The need to fill the bottomless void of a sense of belonging, of loving and being loved, being accepted, being validated and having a specific role in life that gave meaningful to my existence superseded everything. Yes in the end without realising I lost my entire self not only my voice.
In spite of my superhuman efforts the family was demolished and matters were taken out of my hands. Loss registering on the Richter scale.
But everything has a flip side, everything, no matter how dire. The opposite of loss is gain. Stripped of everything and I mean everything there was nobody but me. I found me again because there was nothing else. I rediscovered the use of my voice because now there was no one to tell me to shut up or mock what I had to say. Nobody to make me feel stupid for feeling the way I did or that my emotions were somehow wrong, irrational, invalid. That I was being paranoid, crazy, difficult, sick.
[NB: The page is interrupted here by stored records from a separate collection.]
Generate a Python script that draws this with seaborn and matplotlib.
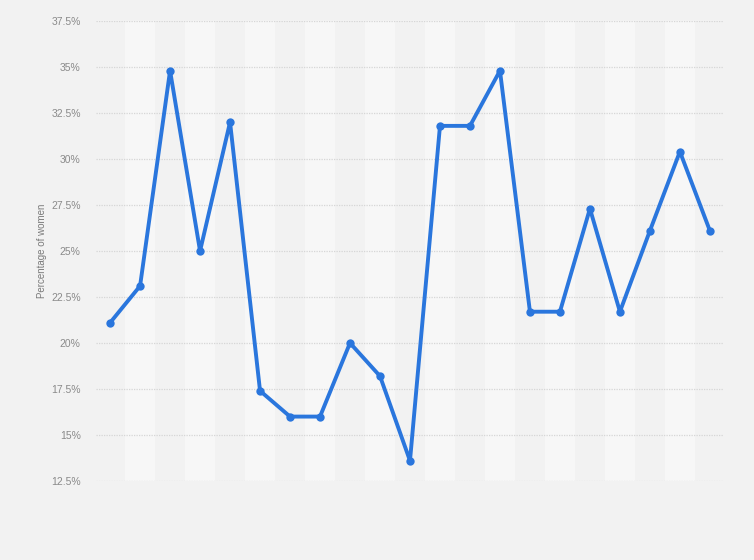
import matplotlib
matplotlib.use("Agg")
import matplotlib.pyplot as plt
import matplotlib.ticker as mticker
import seaborn as sns
import pandas as pd

# share of women, one value per point (x labels are not shown in the chart)
positions = list(range(21))
women_pct = [21.1, 23.1, 34.8, 25.0, 32.0, 17.4, 16.0, 16.0, 20.0, 18.2, 13.6,
             31.8, 31.8, 34.8, 21.7, 21.7, 27.3, 21.7, 26.1, 30.4, 26.1]
y_ticks = [12.5, 15, 17.5, 20, 22.5, 25, 27.5, 30, 32.5, 35, 37.5]

df = pd.DataFrame({"pos": positions, "pct": women_pct})

sns.set_theme(style="white")
plt.rcParams['font.family'] = ['Liberation Sans', 'DejaVu Sans']

bg = "#f2f2f2"
fig = plt.figure(figsize=(7.54, 5.60), dpi=100, facecolor=bg)
ax = fig.add_axes([0.1273, 0.1411, 0.8329, 0.8214])
ax.set_facecolor(bg)

# alternating lighter column bands
for p in positions:
    if p % 2 == 1:
        ax.axvspan(p - 0.5, p + 0.5, color="#f7f7f7", lw=0, zorder=0)

for t in y_ticks:
    ax.axhline(t, color="#d6d6d6", lw=0.9, ls=(0, (1, 1)), zorder=1)

sns.lineplot(data=df, x="pos", y="pct", ax=ax, color="#2a76dd", linewidth=2.8,
             marker="o", markersize=6, markeredgewidth=0, zorder=3)

ax.set_xlim(-0.47, 20.47)
ax.set_ylim(12.5, 37.5)
ax.set_yticks(y_ticks)
ax.yaxis.set_major_formatter(mticker.FuncFormatter(lambda v, _: f"{v:g}%"))
ax.set_xticks([])
ax.set_xlabel("")
ax.set_ylabel("Percentage of women", fontsize=7, color="#7a7a7a")
ax.yaxis.set_label_coords(-0.078, 0.5)
ax.tick_params(axis="y", length=0, pad=11, labelsize=7.5, labelcolor="#8a8a8a")
for s in ax.spines.values():
    s.set_visible(False)

fig.savefig("out.png", dpi=100, facecolor=bg)
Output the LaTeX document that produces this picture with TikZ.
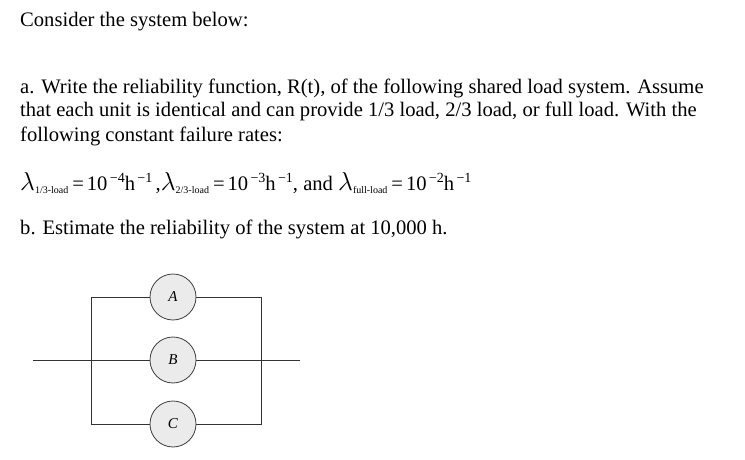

I gained freedom. I could sing at home, out of tune, it didn’t matter, it made me happy. I gained happiness, freedom, a rare feeling of being comfortable in my own skin, of not feeling on edge, on permanent defensive mode, ready to do battle against verbal attack and put downs.
Finally I could give it a name: emotional abuse, a form of domestic violence. I never in a million years thought I was a sufferer. I was never punched, kicked, slapped, had my hair pulled or knocked to the ground. Nevertheless abuse it definitely was just not physical but it poisoned my mental and emotional well-being and affected my health. Frustration and anger turned within became clinical depression. We all know mind-body spirit are interconnected. Maybe it weakened my immune system too and allowed the cancer cells to run riot not once but twice, who knows.
With huge loss comes tremendous gain and a tough old bird is born, broken wings healed ready to soar the heights beyond the clouds into yonder blue.